M.I.: “Alcuni mesi or sono il mondo è rimasto con il fiato sospeso per la grave crisi umanitaria che vi ha colpito. Dopo una scorpacciata di immagini, all’attualità sembra che tutti i paesi occidentali abbiano bypassato il problema. C’è qualche interesse in gioco oltre al solito discorso riguardante il petrolio?”
M.D.: “Prima di risponderti vorrei definire chiaramente a quali paesi dell’Occidente ti riferisci. Nord America ed Europa? Credo, con molto rammarico, che siamo ancora sulla bocca di tutti. Non posso darti una risposta politica, dato che non lavoriamo in tale ambito.

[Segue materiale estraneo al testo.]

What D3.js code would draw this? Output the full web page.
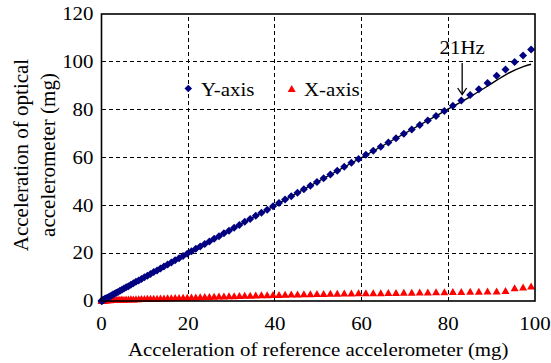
<!DOCTYPE html>
<html>
<head>
<meta charset="utf-8">
<script src="https://cdn.jsdelivr.net/npm/d3@7"></script>
<style>
  html, body { margin: 0; padding: 0; background: #fff; }
  svg { display: block; }
  text { font-family: "Liberation Serif", "Times New Roman", serif; fill: #000; }
</style>
</head>
<body>
<svg id="chart" width="551" height="363"></svg>
<script>
// Reference accelerometer readings (mg), one per sweep step
const refAccel = [
  0.01, 0.05, 0.11, 0.19, 0.29, 0.42, 0.58, 0.75, 0.95, 1.18,
  1.42, 1.69, 1.99, 2.31, 2.65, 3.01, 3.40, 3.81, 4.25, 4.71,
  5.19, 5.69, 6.22, 6.78, 7.35, 7.95, 8.58, 9.22, 9.89, 10.59,
  11.30, 12.05, 12.81, 13.60, 14.41, 15.25, 16.10, 16.99, 17.89, 18.82,
  19.77, 20.75, 21.75, 22.77, 23.82, 24.89, 25.98, 27.10, 28.24, 29.41,
  30.60, 31.81, 33.04, 34.30, 35.58, 36.89, 38.22, 39.57, 40.95, 42.35,
  43.77, 45.22, 46.69, 48.18, 49.70, 51.24, 52.80, 54.39, 56.00, 57.64,
  59.30, 60.98, 62.69, 64.42, 66.17, 67.94, 69.74, 71.57, 73.41, 75.28,
  77.18, 79.10, 81.05, 83.00, 85.05, 87.05, 89.05, 91.15, 93.20, 95.30,
  97.25, 99.10
];

// Optical accelerometer, Y-axis channel (mg)
const yAxisAccel = [
  0.0, 0.1, 0.1, 0.2, 0.3, 0.4, 0.6, 0.8, 1.0, 1.2,
  1.4, 1.7, 2.0, 2.3, 2.7, 3.0, 3.4, 3.8, 4.3, 4.7,
  5.2, 5.7, 6.2, 6.8, 7.4, 8.0, 8.6, 9.2, 9.9, 10.6,
  11.3, 12.1, 12.8, 13.6, 14.4, 15.3, 16.1, 17.0, 17.9, 18.8,
  19.8, 20.8, 21.8, 22.8, 23.8, 24.9, 26.0, 27.1, 28.3, 29.4,
  30.6, 31.8, 33.1, 34.3, 35.6, 36.9, 38.2, 39.6, 41.0, 42.4,
  43.8, 45.3, 46.7, 48.2, 49.8, 51.3, 52.9, 54.5, 56.1, 57.8,
  59.4, 61.1, 62.8, 64.5, 66.3, 68.1, 69.9, 71.7, 73.6, 75.5,
  77.4, 79.4, 81.6, 83.8, 86.1, 88.5, 91.2, 94.2, 96.8, 99.9,
  102.7, 105.2
];

// Optical accelerometer, X-axis channel (mg)
const xAxisAccel = [
  0.3, 0.3, 0.4, 0.3, 0.4, 0.4, 0.5, 0.4, 0.5, 0.5,
  0.5, 0.6, 0.5, 0.6, 0.6, 0.7, 0.6, 0.7, 0.7, 0.8,
  0.7, 0.8, 0.8, 0.9, 0.8, 0.9, 0.9, 1.0, 1.0, 1.1,
  1.1, 1.2, 1.2, 1.3, 1.3, 1.4, 1.4, 1.5, 1.5, 1.6,
  1.6, 1.7, 1.7, 1.8, 1.9, 1.9, 2.0, 2.1, 2.1, 2.2,
  2.2, 2.3, 2.4, 2.4, 2.5, 2.6, 2.6, 2.7, 2.7, 2.8,
  2.9, 2.9, 3.0, 3.0, 3.1, 3.1, 3.2, 3.2, 3.3, 3.3,
  3.4, 3.4, 3.5, 3.5, 3.6, 3.6, 3.7, 3.7, 3.8, 3.8,
  3.9, 3.9, 4.0, 4.0, 4.1, 4.1, 4.2, 4.2, 4.4, 5.5,
  5.9, 6.3
];

// Solid reference curve (mg vs mg)
const curveRef = [0, 20, 40, 60, 80, 85.3, 89.3, 93.4, 97.3, 99.1];
const curveOut = [0, 20, 40, 60, 80.3, 85.7, 90.1, 94.8, 98.0, 99.0];

const xTicks = [0, 20, 40, 60, 80, 100];
const yTicks = [0, 20, 40, 60, 80, 100, 120];

const seriesNames = ["Y-axis", "X-axis"];
const seriesColors = ["#000080", "#ff0000"];

const svg = d3.select("#chart");
const x = d3.scaleLinear().domain([0, 100]).range([101.5, 535]);
const y = d3.scaleLinear().domain([0, 120]).range([301, 14]);

const FS = 19, SX = 1.1;
function label(px, py, str, anchor, opts) {
  const o = opts || {};
  const sx = o.sx || SX, sy = o.sy || 1;
  const g = svg.append("g")
    .attr("transform", `translate(${px},${py}) scale(${sx},${sy})` + (o.rot ? ` rotate(${o.rot})` : ""));
  g.append("text").attr("text-anchor", anchor || "start")
    .attr("font-size", o.fs || FS).text(str);
  return g;
}

// dashed grid
const grid = svg.append("g").attr("stroke", "#000").attr("stroke-width", 1)
  .attr("stroke-dasharray", "4,3").attr("shape-rendering", "crispEdges");
grid.selectAll("line.h").data(yTicks.filter(d => d > 0 && d < 120)).join("line")
  .attr("x1", x(0)).attr("x2", x(100)).attr("y1", d => y(d)).attr("y2", d => y(d));
grid.selectAll("line.v").data(xTicks.filter(d => d > 0 && d < 100)).join("line")
  .attr("y1", y(0)).attr("y2", y(120)).attr("x1", d => x(d)).attr("x2", d => x(d));

// axes (labels only, no tick marks)
const xAxis = d3.axisBottom(x).tickValues(xTicks).tickSize(0).tickPadding(0);
const yAxis = d3.axisLeft(y).tickValues(yTicks).tickSize(0).tickPadding(0);
const gx = svg.append("g").call(xAxis);
gx.select(".domain").remove();
gx.selectAll(".tick text").remove();
xTicks.forEach(t => label(x(t), 330, String(t), "middle"));
const gy = svg.append("g").call(yAxis);
gy.select(".domain").remove();
gy.selectAll(".tick text").remove();
yTicks.forEach(t => label(93.5, y(t) + 6.3, String(t), "end"));

// reference curve
const line = d3.line().x(d => x(d[0])).y(d => y(d[1])).curve(d3.curveMonotoneX);
svg.append("path").datum(d3.zip(curveRef, curveOut))
  .attr("fill", "none").attr("stroke", "#000").attr("stroke-width", 1.4)
  .attr("d", line);

// marker shapes
const diamond = r => `M0,${-r}L${r},0L0,${r}L${-r},0Z`;
const triangle = (w, h) => `M0,${-h / 2}L${w / 2},${h / 2}L${-w / 2},${h / 2}Z`;

svg.append("g").selectAll("path").data(d3.zip(refAccel, xAxisAccel)).join("path")
  .attr("transform", d => `translate(${x(d[0])},${y(d[1])})`)
  .attr("d", triangle(8, 7)).attr("fill", seriesColors[1]);

svg.append("g").selectAll("path").data(d3.zip(refAccel, yAxisAccel)).join("path")
  .attr("transform", d => `translate(${x(d[0])},${y(d[1])})`)
  .attr("d", diamond(4)).attr("fill", seriesColors[0]);

// plot frame
svg.append("rect").attr("x", x(0)).attr("y", y(120))
  .attr("width", x(100) - x(0)).attr("height", y(0) - y(120))
  .attr("fill", "none").attr("stroke", "#000").attr("stroke-width", 1.6);

// legend
svg.append("path").attr("transform", "translate(188.3,88.5)")
  .attr("d", diamond(3.8)).attr("fill", seriesColors[0]);
label(201, 96, seriesNames[0], "start");
svg.append("path").attr("transform", "translate(291.7,88.5)")
  .attr("d", triangle(8, 7)).attr("fill", seriesColors[1]);
label(304, 96, seriesNames[1], "start");

// 21 Hz annotation
const ax = x(83.2);
label(ax, 53.5, "21Hz", "middle");
svg.append("line").attr("x1", ax).attr("x2", ax).attr("y1", 63).attr("y2", 94)
  .attr("stroke", "#000").attr("stroke-width", 1.3);
svg.append("path").attr("d", `M${ax - 4.5},${88}L${ax},${94.5}L${ax + 4.5},${88}`)
  .attr("fill", "none").attr("stroke", "#000").attr("stroke-width", 1.3);

// axis titles
label((x(0) + x(100)) / 2, 356, "Acceleration of reference accelerometer (mg)", "middle");
label(27.5, 155, "Acceleration of optical", "middle", { rot: -90, sx: 1, fs: 21 });
label(54.5, 155, "accelerometer (mg)", "middle", { rot: -90, sx: 1, fs: 21 });
</script>
</body>
</html>
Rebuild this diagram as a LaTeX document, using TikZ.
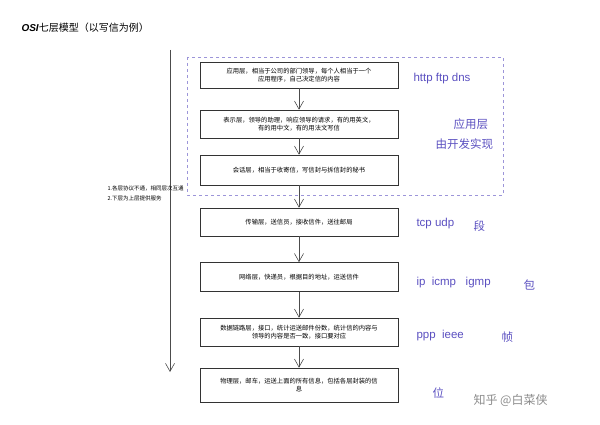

Tuttavia ti assicuro, che tutti i venezuelani che sono all’estero sono allarmati della situazione. La crisi esiste in ogni città del nostro paese, ed è il punto cruciale di ogni discorso. Incoraggiamo tutte le forme di contatto con altre ONG, per smuovere l’opinione pubblica.
Grazie ai social ed alla tecnologia, non siamo isolati ed ognuno ha il potere di diffondere la verità, divenendo un testimone sul campo. Ogni giorno, reporter, giornalisti, fotografi, possono “catturare” in strada la reale situazione e muoversi attraverso la rete per catturare le coscienze.
Negli Stati Uniti, riusciamo a smascherare tanti misfatti. Abbiamo programmi giornalieri sulla crisi umanitaria condotti da famosi giornalisti come: Jaime Bayli, Alejandro Marcano, Julio Cesar Camacho, Lourdes Ubieta, Carla Angola, Manuel Corao e altri media in lingua spagnola.
Inoltre ci sono tanti approfondimenti in lingua inglese su NPR (National Public Radio), FOX e CNN.
Oramai con il mondo dei social basta un semplice tweet per far venire a galla il pensiero dei grandi della terra, sulla nostra tragica situazione umanitaria.